DNA Fingerprinting

Background information:

During the investigation of violent crimes such as homicide, fingerprints are not the most common type of evidence recovered by police officers. They are more likely to recover hair or blood. Forensic scientists have been able to use a new technique developed by molecular geneticist Dr. Ray White in 1980. It is popularly called "DNA fingerprinting" and was first admitted as evidence in a court to convict someone in 1987.

In every cell of a person's body, DNA is found in the nucleus. No two people, except identical twins, have the same DNA. DNA is made of a series of 4 bases--adenine, thymine, cytosine and guanine. The order of the bases determines a person's genetic code. Some parts of the code are very similar in all people; for example, the code for building a human heart. However, some portions of the code varies greatly from person to person. These are called polymorphic (poly=many and morphic=shape) segments. Person A might have 6 repeats of a segment, person B may have 17 repeats and person C 12. When several different sequences are considered, the chances that any two individuals will have exactly the same variation are very remote.

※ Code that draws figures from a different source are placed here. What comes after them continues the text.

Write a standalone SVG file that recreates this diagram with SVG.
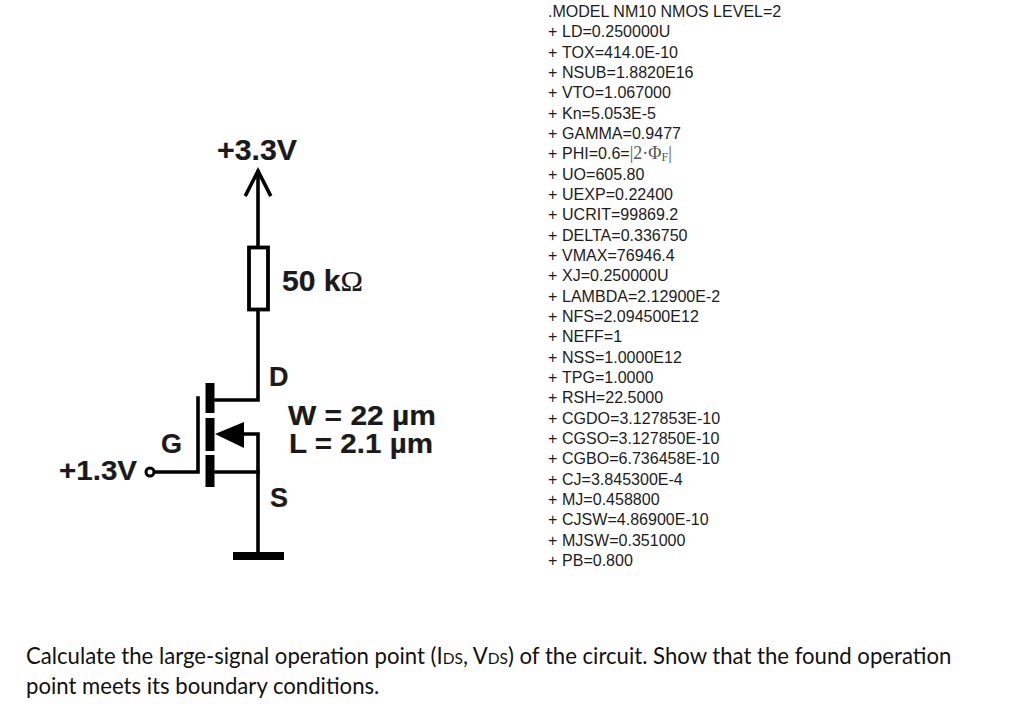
<svg xmlns="http://www.w3.org/2000/svg" width="1024" height="723" viewBox="0 0 1024 723">
<style>
.w{fill:none;stroke:#000;stroke-width:3.6;stroke-linecap:square}
.f{fill:#000}
.l{font-family:"Liberation Sans",Arial,sans-serif;font-size:27px;font-weight:bold;fill:#1a1a1a;stroke:#1a1a1a;stroke-width:.2}
.m{font-family:"Liberation Sans",Arial,sans-serif;font-size:16.05px;fill:#1c1c1c}
.s{font-family:"Liberation Serif",serif;font-size:18px;fill:#555}
.q{font-family:Lato,"Open Sans",sans-serif;font-size:22.15px;fill:#111}
.c{font-size:15.5px}
</style>
<rect width="1024" height="723" fill="#fff"/>
<g id="connectors">
<path class="w" d="M258 172V246"/>
<path class="w" d="M246 194.500L258 171L270 194.500" stroke-linejoin="miter"/>
<path class="w" d="M258 311V400H216"/>
<path class="w" d="M245 434H258V552"/>
<path class="w" d="M216 472H258"/>
<path class="w" d="M155 472H198V398"/>
</g>
<g id="resistor"><rect x="249" y="247.500" width="19" height="62" fill="#fff" stroke="#000" stroke-width="3.8"/></g>
<g id="mosfet">
<rect class="f" x="205.500" y="383" width="9" height="30"/>
<rect class="f" x="205.500" y="418" width="9" height="33"/>
<rect class="f" x="205.500" y="455" width="9" height="32"/>
<path class="f" d="M215 434L244 422V448Z"/>
</g>
<g id="gate-terminal"><circle cx="150" cy="472" r="4" fill="#fff" stroke="#000" stroke-width="3"/></g>
<g id="ground"><rect class="f" x="233" y="552" width="51" height="8"/></g>
<g id="labels">
<text class="l" x="217" y="160" style="font-size:29px" textLength="80" lengthAdjust="spacingAndGlyphs">+3.3V</text>
<text class="l" x="282" y="290.500" style="font-size:29px" textLength="81" lengthAdjust="spacingAndGlyphs">50 k<tspan font-family="Liberation Serif" font-weight="normal">Ω</tspan></text>
<text class="l" x="269" y="386">D</text>
<text class="l" x="161" y="453">G</text>
<text class="l" x="59" y="480" style="font-size:28px" textLength="78" lengthAdjust="spacingAndGlyphs">+1.3V</text>
<text class="l" x="270" y="506.500">S</text>
<text class="l" x="288" y="425" textLength="148" lengthAdjust="spacingAndGlyphs">W = 22 µm</text>
<text class="l" x="289" y="453" textLength="144" lengthAdjust="spacingAndGlyphs">L = 2.1 µm</text>
</g>
<g id="model">
<text class="m" x="548" y="17">.MODEL NM10 NMOS LEVEL=2</text>
<text class="m" x="548" y="37"><tspan>+</tspan><tspan x="562">LD=0.250000U</tspan></text>
<text class="m" x="548" y="57.500"><tspan>+</tspan><tspan x="562">TOX=414.0E-10</tspan></text>
<text class="m" x="548" y="78"><tspan>+</tspan><tspan x="562">NSUB=1.8820E16</tspan></text>
<text class="m" x="548" y="98"><tspan>+</tspan><tspan x="562">VTO=1.067000</tspan></text>
<text class="m" x="548" y="118.500"><tspan>+</tspan><tspan x="562">Kn=5.053E-5</tspan></text>
<text class="m" x="548" y="139"><tspan>+</tspan><tspan x="562">GAMMA=0.9477</tspan></text>
<text class="m" x="548" y="159"><tspan>+</tspan><tspan x="562">PHI=0.6=</tspan><tspan class="s">|2·Φ</tspan><tspan class="s" style="font-size:12px" dy="2">F</tspan><tspan class="s" dy="-2">|</tspan></text>
<text class="m" x="548" y="179.500"><tspan>+</tspan><tspan x="562">UO=605.80</tspan></text>
<text class="m" x="548" y="200"><tspan>+</tspan><tspan x="562">UEXP=0.22400</tspan></text>
<text class="m" x="548" y="220"><tspan>+</tspan><tspan x="562">UCRIT=99869.2</tspan></text>
<text class="m" x="548" y="240.500"><tspan>+</tspan><tspan x="562">DELTA=0.336750</tspan></text>
<text class="m" x="548" y="261"><tspan>+</tspan><tspan x="562">VMAX=76946.4</tspan></text>
<text class="m" x="548" y="281"><tspan>+</tspan><tspan x="562">XJ=0.250000U</tspan></text>
<text class="m" x="548" y="301.500"><tspan>+</tspan><tspan x="562">LAMBDA=2.12900E-2</tspan></text>
<text class="m" x="548" y="322"><tspan>+</tspan><tspan x="562">NFS=2.094500E12</tspan></text>
<text class="m" x="548" y="342"><tspan>+</tspan><tspan x="562">NEFF=1</tspan></text>
<text class="m" x="548" y="362.500"><tspan>+</tspan><tspan x="562">NSS=1.0000E12</tspan></text>
<text class="m" x="548" y="383"><tspan>+</tspan><tspan x="562">TPG=1.0000</tspan></text>
<text class="m" x="548" y="403"><tspan>+</tspan><tspan x="562">RSH=22.5000</tspan></text>
<text class="m" x="548" y="423.500"><tspan>+</tspan><tspan x="562">CGDO=3.127853E-10</tspan></text>
<text class="m" x="548" y="444"><tspan>+</tspan><tspan x="562">CGSO=3.127850E-10</tspan></text>
<text class="m" x="548" y="464"><tspan>+</tspan><tspan x="562">CGBO=6.736458E-10</tspan></text>
<text class="m" x="548" y="484.500"><tspan>+</tspan><tspan x="562">CJ=3.845300E-4</tspan></text>
<text class="m" x="548" y="505"><tspan>+</tspan><tspan x="562">MJ=0.458800</tspan></text>
<text class="m" x="548" y="525"><tspan>+</tspan><tspan x="562">CJSW=4.86900E-10</tspan></text>
<text class="m" x="548" y="545.500"><tspan>+</tspan><tspan x="562">MJSW=0.351000</tspan></text>
<text class="m" x="548" y="566"><tspan>+</tspan><tspan x="562">PB=0.800</tspan></text>
</g>
<g id="question">
<text class="q" x="26" y="664">Calculate the large-signal operation point (I<tspan class="c">DS</tspan>, V<tspan class="c">DS</tspan>) of the circuit. Show that the found operation</text>
<text class="q" x="26" y="694">point meets its boundary conditions.</text>
</g>
</svg>
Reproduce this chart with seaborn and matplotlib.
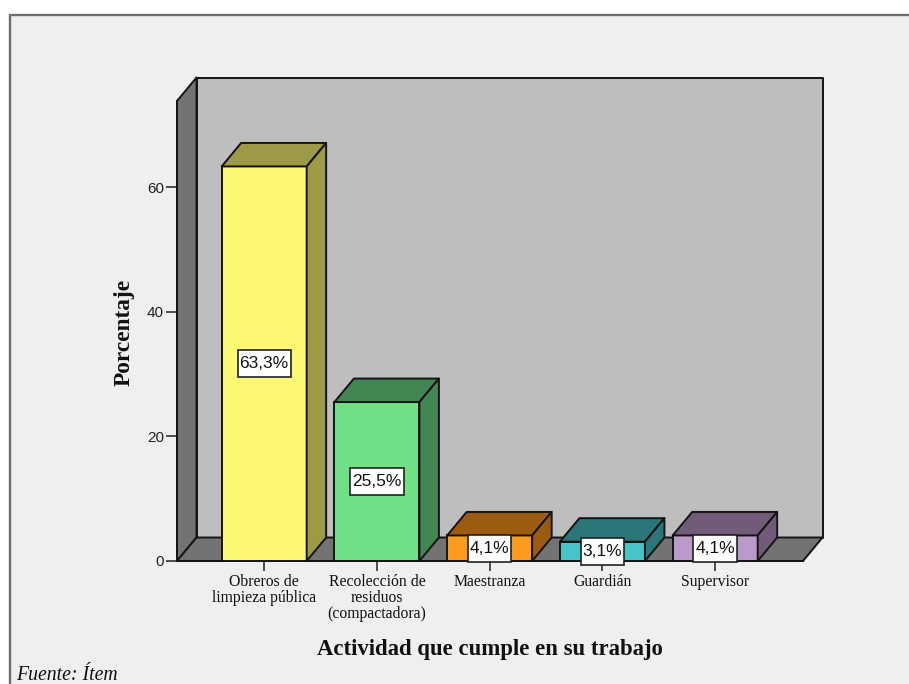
import matplotlib
matplotlib.use("Agg")
import matplotlib.pyplot as plt
from matplotlib.patches import Polygon, Rectangle
from matplotlib.path import Path
import pandas as pd
import seaborn as sns

categories = ["Obreros de\nlimpieza pública", "Recolección de\nresiduos\n(compactadora)",
              "Maestranza", "Guardián", "Supervisor"]
values = [63.3, 25.5, 4.1, 3.1, 4.1]
value_labels = ["63,3%", "25,5%", "4,1%", "3,1%", "4,1%"]
front_colors = ["#FCF873", "#70DF85", "#FB9A1E", "#47C4C8", "#BB9ACB"]
depth_colors = ["#9C9A47", "#438654", "#9B5C11", "#2B7678", "#715B79"]
y_ticks = [0, 20, 40, 60]

W, H = 909, 684
BG, WALL, SIDE, EDGE = "#EFEFEF", "#BEBEBE", "#737373", "#141414"
DX, DY = 19.5, 23.5  # depth of the 3D projection, in pixels
LW = 1.4


def label_box(x, y, w, h, mutation_size, padx=2, pady=6):
    x0, x1 = x - padx, x + w + padx
    y0, y1 = y - pady, y + h + pady
    return Path([(x0, y0), (x1, y0), (x1, y1), (x0, y1), (x0, y0)], closed=True)


sns.set_theme(style="white")
fig = plt.figure(figsize=(W / 100, H / 100), dpi=100, facecolor="white")
frame = Rectangle((9.5 / W, -0.01), (W + 20) / W, 1 - 15 / H + 0.01, transform=fig.transFigure,
                  facecolor=BG, edgecolor="#6E6E6E", linewidth=1.7, zorder=-5)
fig.add_artist(frame)
ax = fig.add_axes([177 / W, 1 - 561 / H, (803 - 177) / W, (561 - 101) / H])
ax.patch.set_alpha(0)

df = pd.DataFrame({"cat": categories, "val": values})
sns.barplot(data=df, x="cat", y="val", hue="cat", order=categories, hue_order=categories,
            palette=front_colors, width=0.754, saturation=1, legend=False,
            edgecolor=EDGE, linewidth=LW, ax=ax, zorder=3)
ax.set_xlim(-0.773, 4.779)
ax.set_ylim(0, 73.8)

ux = (4.779 + 0.773) / (803 - 177)
uy = 73.8 / (561 - 101)
ddx, ddy = DX * ux, DY * uy


def poly(pts, color, z):
    ax.add_patch(Polygon(pts, closed=True, facecolor=color, edgecolor=EDGE, linewidth=LW,
                         zorder=z, clip_on=False, joinstyle="round"))


x0, x1 = ax.get_xlim()
y0, y1 = ax.get_ylim()
poly([(x0 + ddx, y0 + ddy), (x1 + ddx, y0 + ddy), (x1 + ddx, y1 + ddy), (x0 + ddx, y1 + ddy)], WALL, 0.5)
poly([(x0, y0), (x0 + ddx, y0 + ddy), (x0 + ddx, y1 + ddy), (x0, y1)], SIDE, 0.6)
poly([(x0, y0), (x1, y0), (x1 + ddx, y0 + ddy), (x0 + ddx, y0 + ddy)], SIDE, 0.7)

for container, dcol, lab in zip(ax.containers, depth_colors, value_labels):
    bar = container[0]
    bl, br, top = bar.get_x(), bar.get_x() + bar.get_width(), bar.get_height()
    poly([(bl, top), (br, top), (br + ddx, top + ddy), (bl + ddx, top + ddy)], dcol, 3)
    poly([(br, 0), (br + ddx, ddy), (br + ddx, top + ddy), (br, top)], dcol, 3)
    ax.bar_label(container, labels=[lab], label_type="center", fontsize=12.5, color="#111111",
                 family="Liberation Sans", zorder=6, clip_on=False,
                 bbox=dict(boxstyle=label_box, facecolor="white", edgecolor="#222222", linewidth=1.2))

sns.despine(ax=ax, top=True, right=True)
for s in ("left", "bottom"):
    ax.spines[s].set_color(EDGE)
    ax.spines[s].set_linewidth(LW)
    ax.spines[s].set_zorder(2)

ax.set_yticks(y_ticks)
ax.tick_params(axis="y", length=8, width=1.1, color="#222222", labelsize=11, pad=1.5, labelcolor="#222222", left=True)
ax.tick_params(axis="x", length=7.5, width=1.1, color="#222222", labelsize=11.3, pad=1.5, labelcolor="#111111", bottom=True)
for t in ax.get_yticklabels():
    t.set_family("Liberation Sans")
for t in ax.get_xticklabels():
    t.set_family("Liberation Serif")
    t.set_linespacing(1.0)

ax.set_xlabel("")
ax.set_ylabel("")
fig.text(490 / W, 1 - 650 / H, "Actividad que cumple en su trabajo", family="Liberation Serif",
         fontweight="bold", fontsize=16.4, ha="center", va="center", color="#111111")
fig.text(124 / W, 1 - 332 / H, "Porcentaje", family="Liberation Serif", fontweight="bold",
         fontsize=16.8, rotation=90, ha="center", va="center", color="#111111")
fig.text(16 / W, 1 - 676 / H, "Fuente: Ítem", family="Liberation Serif", style="italic",
         fontsize=14.2, ha="left", va="center", color="#111111")

fig.savefig("out.png", dpi=100)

To perform DNA fingerprinting, the DNA of cells from a crime scene is copied over and over by a process called polymerase chain reaction (PCR). A single drop of blood or the root of a single hair could be enough to identify the DNA. Using a search warrant, cells are taken from a suspect by drawing blood or taking hair. The DNA from the crime scene and suspect are cut with chemical scissors called restriction enzymes. Then the cut DNA is placed in wells at the top of a gel. The fragments are separated by electrophoresis. If the bands of the suspect's DNA matches the bands of the evidence DNA, the chances are very great that the suspect was present at the crime scene. Interestingly, the first time DNA was used to convict a person in a jury trial in North Carolina was in 1992, in a case of rape that occurred in Catawba County.

Procedure: Case 96-3337

  1. Sign and date the evidence

  2. Pour the agarose gel you receive from your teacher into the gel electrophoresis chamber. Place a comb into the agarose mixture. Allow it to harden. When the agarose is solid, cover it with TBE electrophoresis buffer. Remove the comb.

  3. In the first well pipette DNA from Exhibit M (the cells found under the nails of the deceased). Using a clean pipette, place DNA from Exhibit N (suspect 1) into the second well. Again using a clean pipette, place DNA from Exhibit O (suspect 2) into the third well.

  4. Put the lid on the gel chamber. Be sure the wells are at the black (negative) electrode. Plug the leads into the power supply and allow the fragments to separate. Your teacher will possibly have to turn off the power later in the day.

  5. The next day, visualize the bands by placing the gel carefully in methylene blue stain. Let the stain set for 30 minutes, then remove the gel while wearing gloves on your hands. Place the gel in distilled water for destaining. Finally, set the gel on the white light source and compare the bands.

  6. Measure and draw the bands on your report form exactly as they appear on the gel.